The spacecraft, which launched in 1977, has spent more four decades exploring our solar system, most famously becoming the only probe ever to study Neptune and Uranus during planetary flybys. Now, it has joined its predecessor Voyager 1 beyond the bounds of our sun's influence, a milestone scientists weren't able to precisely predict when would occur. And intriguingly, humanity's second crossing doesn't look precisely like data from the first journey out.

An artist's depiction of NASA's Voyager 2 probe on its long journey out of the solar system.Credit: NASA
"Very different times, very different places, similar in characteristics," Ed Stone, a physicist at the California Institute of Technology and project scientist for the Voyager mission, said during a scientific talk before the announcement. "The next months ahead could be very revealing as well. … More to come!"

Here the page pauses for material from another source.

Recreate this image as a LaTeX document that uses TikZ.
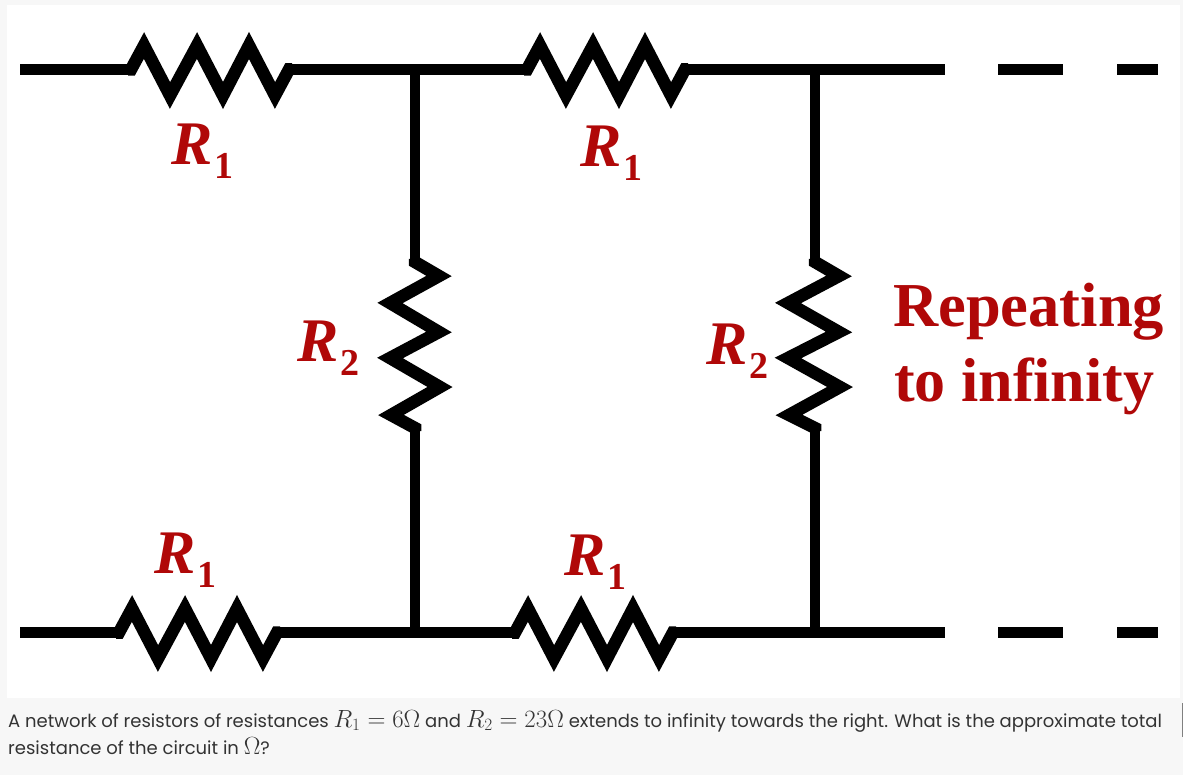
\documentclass[tikz,border=0pt]{standalone}
\usepackage{fontspec}
\setmainfont{Liberation Serif}
\newfontfamily\capfont{Poppins}
\definecolor{labred}{HTML}{B00808}
\definecolor{capgray}{HTML}{333333}
\definecolor{pagegray}{HTML}{F7F7F7}
\newcommand{\lab}[1]{\fontsize{62}{62}\selectfont\bfseries\itshape R\kern1.5pt\raisebox{-14pt}{\fontsize{38}{38}\selectfont\upshape #1}}
\newcommand{\mth}[1]{{\fontsize{24}{24}\selectfont$#1$}}
\tikzset{
  wire/.style={line width=10.2pt,line join=miter,line cap=butt,black},
  zig/.style={line width=12.5pt,line join=miter,line cap=butt,black},
  hres/.style={to path={-- ++(13,-24) -- ++(26,50) -- ++(27,-50) -- ++(26,50) -- ++(26,-50) -- ++(26,50) -- (\tikztotarget)}},
  vres/.style={to path={-- ++(24,14) -- ++(-49,27) -- ++(49,29) -- ++(-49,26) -- ++(50,29) -- ++(-49,28) -- (\tikztotarget)}},
  vresb/.style={to path={-- ++(24,14) -- ++(-51,27) -- ++(51,29) -- ++(-51,26) -- ++(52,29) -- ++(-51,28) -- (\tikztotarget)}},
  lbl/.style={inner sep=0pt,anchor=base west,text=labred},
  captxt/.style={inner sep=0pt,anchor=base west,text=capgray,font=\capfont\fontsize{18}{18}\selectfont},
  rep/.style={inner sep=0pt,anchor=base west,text=labred,font=\fontsize{62.5}{62.5}\selectfont\bfseries},
  repb/.style={inner sep=0pt,anchor=base west,text=labred,font=\fontsize{62}{62}\selectfont\bfseries}
}
\begin{document}
\begin{tikzpicture}[x=1pt,y=-1pt]
\useasboundingbox (0,0) rectangle (1183,775);
\fill[pagegray] (0,0) rectangle (1183,775);
\fill[white] (7,5) rectangle (1180,698);
\draw[gray,line width=1pt] (1182,703) -- (1182,737);
% junctions and terminals
\coordinate (tl) at (20,69.5);
\coordinate (t1a) at (131,69.5);
\coordinate (t1b) at (289,69.5);
\coordinate (tj1) at (415,69.5);
\coordinate (t2a) at (527,69.5);
\coordinate (t2b) at (685,69.5);
\coordinate (tj2) at (815,69.5);
\coordinate (tr) at (945,69.5);
\coordinate (bl) at (20,632.5);
\coordinate (b1a) at (119,632.5);
\coordinate (b1b) at (277,632.5);
\coordinate (bj1) at (415,632.5);
\coordinate (b2a) at (515,632.5);
\coordinate (b2b) at (673,632.5);
\coordinate (bj2) at (815,632.5);
\coordinate (br) at (945,632.5);
\coordinate (v1a) at (415,262);
\coordinate (v1b) at (415,428);
\coordinate (v2a) at (815,262);
\coordinate (v2b) at (815,428);
% wires
\draw[wire] (tl) -- (t1a) (t1b) -- (t2a) (t2b) -- (tr);
\draw[wire] (bl) -- (b1a) (b1b) -- (b2a) (b2b) -- (br);
\draw[wire] ([yshift=5pt]tj1) -- (v1a) (v1b) -- ([yshift=-5pt]bj1);
\draw[wire] ([yshift=5pt]tj2) -- (v2a) (v2b) -- ([yshift=-5pt]bj2);
% resistors
\draw[zig] ([xshift=-3pt]t1a) -- (t1a) to[hres] (t1b) -- ([xshift=3pt]t1b);
\draw[zig] ([xshift=-3pt]t2a) -- (t2a) to[hres] (t2b) -- ([xshift=3pt]t2b);
\draw[zig] ([xshift=-3pt]b1a) -- (b1a) to[hres] (b1b) -- ([xshift=3pt]b1b);
\draw[zig] ([xshift=-3pt]b2a) -- (b2a) to[hres] (b2b) -- ([xshift=3pt]b2b);
\draw[zig] ([yshift=3pt]v1a) -- (v1a) to[vres] (v1b) -- ([yshift=-3pt]v1b);
\draw[zig] ([yshift=3pt]v2a) -- (v2a) to[vresb] (v2b) -- ([yshift=-3pt]v2b);
% dashes
\coordinate (d1a) at (998,69.5); \coordinate (d1b) at (1063,69.5);
\coordinate (d2a) at (1117,69.5); \coordinate (d2b) at (1158,69.5);
\coordinate (d3a) at (998,632.5); \coordinate (d3b) at (1063,632.5);
\coordinate (d4a) at (1117,632.5); \coordinate (d4b) at (1158,632.5);
\draw[wire] (d1a) -- (d1b) (d2a) -- (d2b) (d3a) -- (d3b) (d4a) -- (d4b);
% labels
\node[lbl] (la) at (171,165) {\lab{1}};
\node[lbl] (lb) at (580,167) {\lab{1}};
\node[lbl] (lc) at (154,573) {\lab{1}};
\node[lbl] (ld) at (564,575) {\lab{1}};
\node[lbl] (le) at (297,362) {\lab{2}};
\node[lbl] (lf) at (706,364) {\lab{2}};
\node[rep] (r1) at (893,327) {Repeating};
\node[repb] (r2) at (894,402) {to infinity};
% caption
\node[captxt] (c1) at (8,727) {A network of resistors of resistances \mth{R_1=6\Omega} and \mth{R_2=23\Omega} extends to infinity towards the right. What is the approximate total};
\node[captxt] (c2) at (8,754) {resistance of the circuit in \mth{\Omega}?};
\end{tikzpicture}
\end{document}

Voyager 2 is the only spacecraft to have visited all four gas giant planets — Jupiter, Saturn, Uranus and Neptune — and discovered 16 moons, as well as phenomena like Neptune's mysteriously transient Great Dark Spot, the cracks in Europa's ice shell, and ring features at every planet.

This NASA graphic shows the locations of NASA's Voyager spacecraft in interstellar space. NASA announced the arrival of Voyager 2 in interstellar space on Dec. 10, 2018. Voyager 1 reached the milestone in 2012.Credit: NASA/JPL-Caltech
Scientists have been watching for Voyager 2's grand departure since late August, when data beamed back by the probe suggested it was nearing what scientists call the heliopause, a bubble created by the solar wind of charged particles flowing out from our sun and influencing the environment within our solar system. Scientists use the heliopause to mark where interstellar space begins, although depending on how you define our solar system it can stretch all the way to the Oort Cloud, which begins 1,000 times farther away from the sun than Earth's orbit.
Beyond that bubble, spacecraft fly through many more cosmic rays — much higher-energy particles — than the lower-energy particles of our own neighborhood. Two instruments onboard the Voyager 2 probe track these particles as they collide with the spacecraft. The transition from mostly lower-energy particles to nearly none of these and a sudden surge of cosmic rays tells scientists the probe has crossed the heliopause.